**** INFORMATION GIVEN ****
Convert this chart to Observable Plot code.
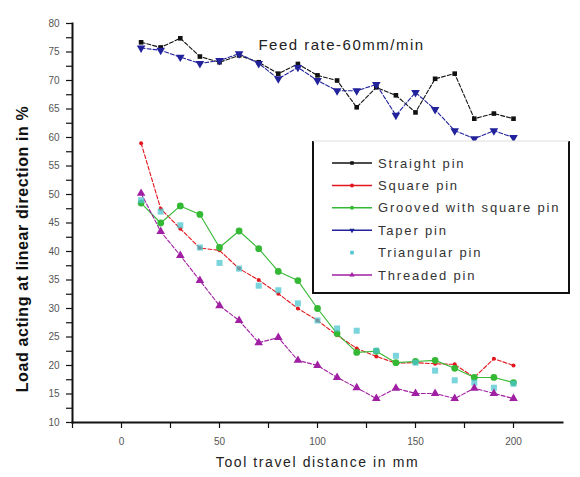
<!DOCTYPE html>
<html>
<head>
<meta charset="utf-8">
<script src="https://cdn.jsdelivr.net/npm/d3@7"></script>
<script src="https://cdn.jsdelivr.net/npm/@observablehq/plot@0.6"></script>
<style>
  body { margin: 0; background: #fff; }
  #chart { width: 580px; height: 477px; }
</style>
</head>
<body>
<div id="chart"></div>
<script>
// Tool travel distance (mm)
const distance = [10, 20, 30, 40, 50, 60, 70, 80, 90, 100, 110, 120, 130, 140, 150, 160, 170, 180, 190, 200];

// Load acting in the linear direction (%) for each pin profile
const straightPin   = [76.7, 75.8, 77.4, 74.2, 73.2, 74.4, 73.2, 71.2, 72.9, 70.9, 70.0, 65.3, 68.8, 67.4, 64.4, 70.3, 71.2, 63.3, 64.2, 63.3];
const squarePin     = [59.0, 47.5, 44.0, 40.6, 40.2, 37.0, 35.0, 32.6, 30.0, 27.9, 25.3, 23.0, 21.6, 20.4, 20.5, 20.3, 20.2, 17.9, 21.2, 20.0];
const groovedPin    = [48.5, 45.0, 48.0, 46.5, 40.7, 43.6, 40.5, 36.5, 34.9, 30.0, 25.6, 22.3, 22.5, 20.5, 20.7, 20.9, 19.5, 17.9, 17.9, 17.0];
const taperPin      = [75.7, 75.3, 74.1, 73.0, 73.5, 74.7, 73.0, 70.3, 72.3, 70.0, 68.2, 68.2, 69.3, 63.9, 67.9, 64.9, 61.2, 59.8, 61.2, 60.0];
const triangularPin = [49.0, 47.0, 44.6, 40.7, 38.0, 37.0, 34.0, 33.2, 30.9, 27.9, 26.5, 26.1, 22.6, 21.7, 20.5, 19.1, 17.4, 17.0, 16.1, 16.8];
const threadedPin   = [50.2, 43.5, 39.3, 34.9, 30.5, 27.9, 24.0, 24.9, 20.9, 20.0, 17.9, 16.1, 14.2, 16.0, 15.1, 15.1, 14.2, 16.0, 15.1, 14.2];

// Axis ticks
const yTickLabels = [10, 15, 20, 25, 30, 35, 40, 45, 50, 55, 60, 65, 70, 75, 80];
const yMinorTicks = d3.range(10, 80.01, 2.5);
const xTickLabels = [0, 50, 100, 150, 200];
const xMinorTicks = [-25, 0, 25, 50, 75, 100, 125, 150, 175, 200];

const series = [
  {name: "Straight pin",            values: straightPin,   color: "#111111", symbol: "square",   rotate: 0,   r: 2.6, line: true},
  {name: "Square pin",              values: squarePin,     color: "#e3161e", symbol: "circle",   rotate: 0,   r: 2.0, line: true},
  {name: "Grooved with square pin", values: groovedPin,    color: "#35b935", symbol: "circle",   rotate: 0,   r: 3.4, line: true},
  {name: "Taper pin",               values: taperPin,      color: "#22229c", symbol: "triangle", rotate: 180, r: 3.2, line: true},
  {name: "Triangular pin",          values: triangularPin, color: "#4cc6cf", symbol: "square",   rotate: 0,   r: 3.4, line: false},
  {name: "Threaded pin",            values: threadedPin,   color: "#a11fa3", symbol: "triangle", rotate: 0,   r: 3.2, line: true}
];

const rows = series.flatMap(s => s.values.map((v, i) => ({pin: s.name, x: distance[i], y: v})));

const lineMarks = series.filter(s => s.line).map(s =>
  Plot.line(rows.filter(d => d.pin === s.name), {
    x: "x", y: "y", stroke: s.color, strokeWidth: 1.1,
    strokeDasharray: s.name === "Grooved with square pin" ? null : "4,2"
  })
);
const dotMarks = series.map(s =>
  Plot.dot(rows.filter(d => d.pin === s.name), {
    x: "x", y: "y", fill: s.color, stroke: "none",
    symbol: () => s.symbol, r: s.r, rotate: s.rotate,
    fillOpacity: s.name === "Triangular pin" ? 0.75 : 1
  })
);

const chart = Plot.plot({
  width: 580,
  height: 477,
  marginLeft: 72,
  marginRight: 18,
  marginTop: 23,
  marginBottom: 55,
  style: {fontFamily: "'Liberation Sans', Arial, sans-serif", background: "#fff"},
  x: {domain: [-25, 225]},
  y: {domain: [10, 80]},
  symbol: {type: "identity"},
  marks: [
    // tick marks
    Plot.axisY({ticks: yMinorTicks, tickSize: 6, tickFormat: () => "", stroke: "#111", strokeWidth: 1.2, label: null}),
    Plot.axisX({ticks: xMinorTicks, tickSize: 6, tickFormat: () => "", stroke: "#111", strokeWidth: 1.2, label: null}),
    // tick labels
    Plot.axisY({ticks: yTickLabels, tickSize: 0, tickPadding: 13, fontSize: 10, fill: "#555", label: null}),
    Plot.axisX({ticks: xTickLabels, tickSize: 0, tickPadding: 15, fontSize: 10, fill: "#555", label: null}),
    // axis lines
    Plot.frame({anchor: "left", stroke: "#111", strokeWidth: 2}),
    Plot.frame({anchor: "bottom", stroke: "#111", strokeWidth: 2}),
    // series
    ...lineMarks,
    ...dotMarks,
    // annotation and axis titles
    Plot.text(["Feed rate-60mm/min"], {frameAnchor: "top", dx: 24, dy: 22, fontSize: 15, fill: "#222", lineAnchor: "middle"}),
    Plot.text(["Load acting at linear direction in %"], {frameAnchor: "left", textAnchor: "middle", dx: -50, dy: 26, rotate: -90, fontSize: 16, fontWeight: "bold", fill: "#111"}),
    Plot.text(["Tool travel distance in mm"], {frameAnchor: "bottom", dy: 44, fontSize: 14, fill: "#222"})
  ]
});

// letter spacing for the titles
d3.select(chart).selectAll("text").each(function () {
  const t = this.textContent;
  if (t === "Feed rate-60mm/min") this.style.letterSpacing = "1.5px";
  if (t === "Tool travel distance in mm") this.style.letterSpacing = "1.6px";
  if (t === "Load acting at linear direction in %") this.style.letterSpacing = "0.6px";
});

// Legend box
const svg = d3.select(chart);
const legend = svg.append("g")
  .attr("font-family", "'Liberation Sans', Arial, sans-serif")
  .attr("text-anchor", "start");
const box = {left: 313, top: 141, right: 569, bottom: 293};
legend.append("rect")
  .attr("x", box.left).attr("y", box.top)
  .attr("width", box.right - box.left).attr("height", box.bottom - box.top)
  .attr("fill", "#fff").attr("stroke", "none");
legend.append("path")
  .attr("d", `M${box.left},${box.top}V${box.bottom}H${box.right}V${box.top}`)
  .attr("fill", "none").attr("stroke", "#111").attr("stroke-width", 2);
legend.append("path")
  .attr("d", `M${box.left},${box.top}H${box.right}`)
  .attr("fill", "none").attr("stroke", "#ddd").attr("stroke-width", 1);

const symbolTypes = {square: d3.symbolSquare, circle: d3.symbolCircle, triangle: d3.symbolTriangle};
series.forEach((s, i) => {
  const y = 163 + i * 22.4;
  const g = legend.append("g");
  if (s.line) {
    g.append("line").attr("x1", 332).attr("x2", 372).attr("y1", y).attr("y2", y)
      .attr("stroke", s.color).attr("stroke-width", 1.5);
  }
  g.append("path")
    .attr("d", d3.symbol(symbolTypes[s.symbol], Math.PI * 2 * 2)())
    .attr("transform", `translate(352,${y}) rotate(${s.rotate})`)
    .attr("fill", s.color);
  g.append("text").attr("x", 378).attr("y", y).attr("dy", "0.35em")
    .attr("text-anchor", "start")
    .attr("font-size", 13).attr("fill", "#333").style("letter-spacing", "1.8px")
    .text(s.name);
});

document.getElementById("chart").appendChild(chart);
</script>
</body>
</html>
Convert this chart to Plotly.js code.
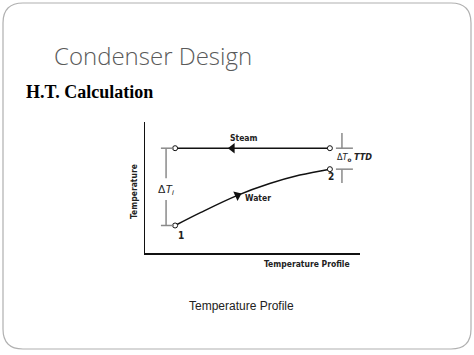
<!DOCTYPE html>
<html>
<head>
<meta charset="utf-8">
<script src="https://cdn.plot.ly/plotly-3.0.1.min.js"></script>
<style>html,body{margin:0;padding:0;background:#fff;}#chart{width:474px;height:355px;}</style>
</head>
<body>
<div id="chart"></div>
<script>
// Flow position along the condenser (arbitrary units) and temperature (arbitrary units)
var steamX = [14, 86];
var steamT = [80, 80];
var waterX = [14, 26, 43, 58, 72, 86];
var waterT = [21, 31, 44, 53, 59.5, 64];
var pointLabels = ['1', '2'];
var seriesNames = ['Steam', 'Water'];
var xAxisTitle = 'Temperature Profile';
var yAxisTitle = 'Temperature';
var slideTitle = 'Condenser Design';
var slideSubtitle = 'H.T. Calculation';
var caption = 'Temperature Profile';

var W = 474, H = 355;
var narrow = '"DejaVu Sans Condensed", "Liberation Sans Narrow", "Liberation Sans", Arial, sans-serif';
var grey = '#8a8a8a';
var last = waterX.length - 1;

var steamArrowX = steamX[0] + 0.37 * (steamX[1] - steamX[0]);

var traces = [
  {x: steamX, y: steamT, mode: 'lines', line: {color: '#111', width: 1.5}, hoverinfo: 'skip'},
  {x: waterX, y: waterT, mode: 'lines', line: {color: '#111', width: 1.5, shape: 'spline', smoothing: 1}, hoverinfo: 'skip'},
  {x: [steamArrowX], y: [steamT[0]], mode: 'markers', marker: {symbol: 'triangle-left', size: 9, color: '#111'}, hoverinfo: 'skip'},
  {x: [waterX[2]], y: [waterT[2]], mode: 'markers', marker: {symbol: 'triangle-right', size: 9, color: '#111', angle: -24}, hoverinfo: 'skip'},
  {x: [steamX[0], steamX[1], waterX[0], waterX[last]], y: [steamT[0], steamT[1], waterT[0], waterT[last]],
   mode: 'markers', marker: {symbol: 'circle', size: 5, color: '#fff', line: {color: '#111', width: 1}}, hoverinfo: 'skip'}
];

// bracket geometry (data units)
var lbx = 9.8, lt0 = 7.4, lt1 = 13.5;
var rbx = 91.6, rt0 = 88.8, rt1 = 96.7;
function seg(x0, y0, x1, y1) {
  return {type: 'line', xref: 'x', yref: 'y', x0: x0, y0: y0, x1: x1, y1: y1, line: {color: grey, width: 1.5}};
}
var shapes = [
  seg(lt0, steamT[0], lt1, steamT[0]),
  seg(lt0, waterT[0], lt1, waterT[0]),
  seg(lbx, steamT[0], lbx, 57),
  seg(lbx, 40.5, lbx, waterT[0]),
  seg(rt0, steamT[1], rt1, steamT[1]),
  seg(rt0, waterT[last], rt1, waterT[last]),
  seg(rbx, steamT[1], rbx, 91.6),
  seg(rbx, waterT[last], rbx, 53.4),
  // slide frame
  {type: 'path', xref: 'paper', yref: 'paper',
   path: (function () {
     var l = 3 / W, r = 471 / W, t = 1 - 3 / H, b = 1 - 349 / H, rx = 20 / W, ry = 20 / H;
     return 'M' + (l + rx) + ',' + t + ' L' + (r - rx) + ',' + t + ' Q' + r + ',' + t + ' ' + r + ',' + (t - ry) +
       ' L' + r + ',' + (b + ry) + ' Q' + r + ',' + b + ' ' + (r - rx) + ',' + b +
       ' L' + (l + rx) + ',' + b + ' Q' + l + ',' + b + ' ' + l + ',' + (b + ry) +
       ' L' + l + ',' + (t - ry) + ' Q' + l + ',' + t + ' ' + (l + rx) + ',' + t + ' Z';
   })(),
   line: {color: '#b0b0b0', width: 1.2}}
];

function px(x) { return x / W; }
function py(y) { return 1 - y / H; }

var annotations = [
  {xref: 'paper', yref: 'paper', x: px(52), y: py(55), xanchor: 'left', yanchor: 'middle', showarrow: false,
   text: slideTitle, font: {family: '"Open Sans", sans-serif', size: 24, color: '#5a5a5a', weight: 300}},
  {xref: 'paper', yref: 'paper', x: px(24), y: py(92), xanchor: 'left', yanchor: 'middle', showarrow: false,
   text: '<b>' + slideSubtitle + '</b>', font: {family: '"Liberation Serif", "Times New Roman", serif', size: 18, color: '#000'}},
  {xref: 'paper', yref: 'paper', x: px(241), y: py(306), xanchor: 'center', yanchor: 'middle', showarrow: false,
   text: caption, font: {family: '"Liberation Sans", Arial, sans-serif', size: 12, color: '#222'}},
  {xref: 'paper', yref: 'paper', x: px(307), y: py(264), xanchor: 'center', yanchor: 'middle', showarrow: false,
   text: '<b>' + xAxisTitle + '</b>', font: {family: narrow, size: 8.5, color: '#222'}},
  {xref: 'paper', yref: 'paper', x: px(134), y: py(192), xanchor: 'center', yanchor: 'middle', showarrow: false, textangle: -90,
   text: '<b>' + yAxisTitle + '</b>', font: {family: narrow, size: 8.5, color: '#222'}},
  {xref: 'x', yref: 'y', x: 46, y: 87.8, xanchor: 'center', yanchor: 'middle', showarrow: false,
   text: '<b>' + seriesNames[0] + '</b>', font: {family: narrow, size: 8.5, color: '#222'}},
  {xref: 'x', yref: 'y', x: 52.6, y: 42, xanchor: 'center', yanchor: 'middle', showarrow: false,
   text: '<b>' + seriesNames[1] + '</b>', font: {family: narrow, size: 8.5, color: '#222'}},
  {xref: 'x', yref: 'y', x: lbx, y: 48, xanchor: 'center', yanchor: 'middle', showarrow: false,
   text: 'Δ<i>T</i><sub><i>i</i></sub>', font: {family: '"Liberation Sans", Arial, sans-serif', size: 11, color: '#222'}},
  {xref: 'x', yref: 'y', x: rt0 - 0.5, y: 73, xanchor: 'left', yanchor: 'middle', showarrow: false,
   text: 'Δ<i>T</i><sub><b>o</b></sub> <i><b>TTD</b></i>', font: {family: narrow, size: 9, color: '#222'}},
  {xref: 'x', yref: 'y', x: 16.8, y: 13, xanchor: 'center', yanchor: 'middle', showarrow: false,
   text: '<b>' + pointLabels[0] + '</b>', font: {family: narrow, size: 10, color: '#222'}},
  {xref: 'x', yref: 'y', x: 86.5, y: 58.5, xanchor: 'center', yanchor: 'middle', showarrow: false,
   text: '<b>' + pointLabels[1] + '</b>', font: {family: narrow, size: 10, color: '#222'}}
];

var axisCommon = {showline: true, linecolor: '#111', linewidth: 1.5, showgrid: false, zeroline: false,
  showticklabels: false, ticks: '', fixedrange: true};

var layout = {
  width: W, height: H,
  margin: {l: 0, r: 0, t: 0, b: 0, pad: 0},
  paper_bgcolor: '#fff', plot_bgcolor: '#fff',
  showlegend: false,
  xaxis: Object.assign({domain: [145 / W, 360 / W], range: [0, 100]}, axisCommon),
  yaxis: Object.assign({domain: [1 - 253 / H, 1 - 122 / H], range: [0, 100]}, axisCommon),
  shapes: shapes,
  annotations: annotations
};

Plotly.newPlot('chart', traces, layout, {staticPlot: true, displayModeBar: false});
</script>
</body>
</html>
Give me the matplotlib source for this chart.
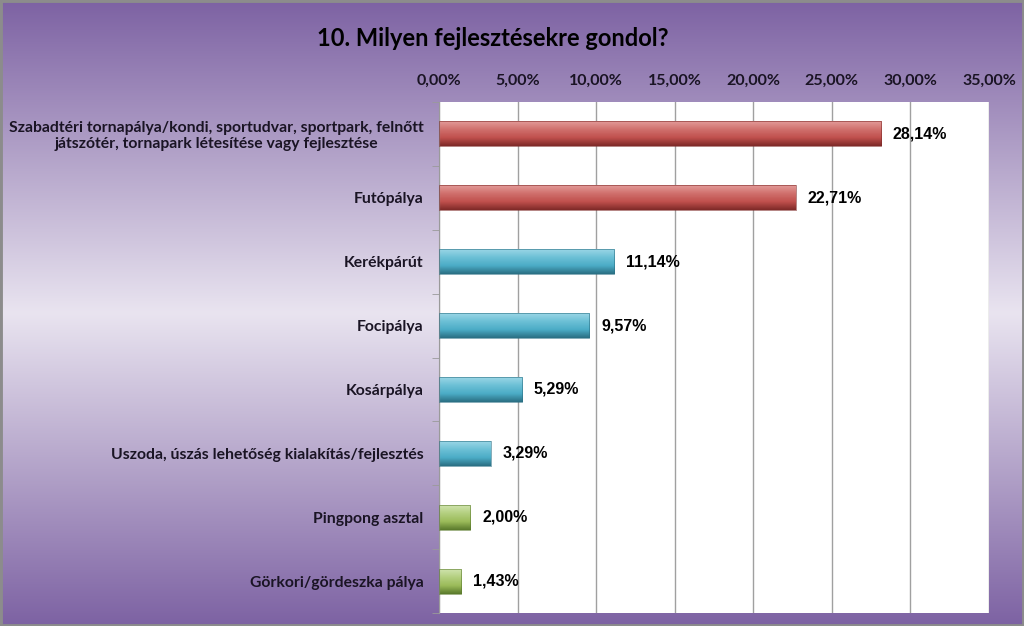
****
### TASK TO CARRY OUT
Every line from the start of the listing above through the line with "180, 190, 200];" should be repeated exactly; skip the pictures and add nothing else.

### RESULT
Convert this chart to Observable Plot code.
<!DOCTYPE html>
<html>
<head>
<meta charset="utf-8">
<script src="https://cdn.jsdelivr.net/npm/d3@7"></script>
<script src="https://cdn.jsdelivr.net/npm/@observablehq/plot@0.6"></script>
<style>
  body { margin: 0; background: #fff; }
  #chart { width: 580px; height: 477px; }
</style>
</head>
<body>
<div id="chart"></div>
<script>
// Tool travel distance (mm)
const distance = [10, 20, 30, 40, 50, 60, 70, 80, 90, 100, 110, 120, 130, 140, 150, 160, 170, 180, 190, 200];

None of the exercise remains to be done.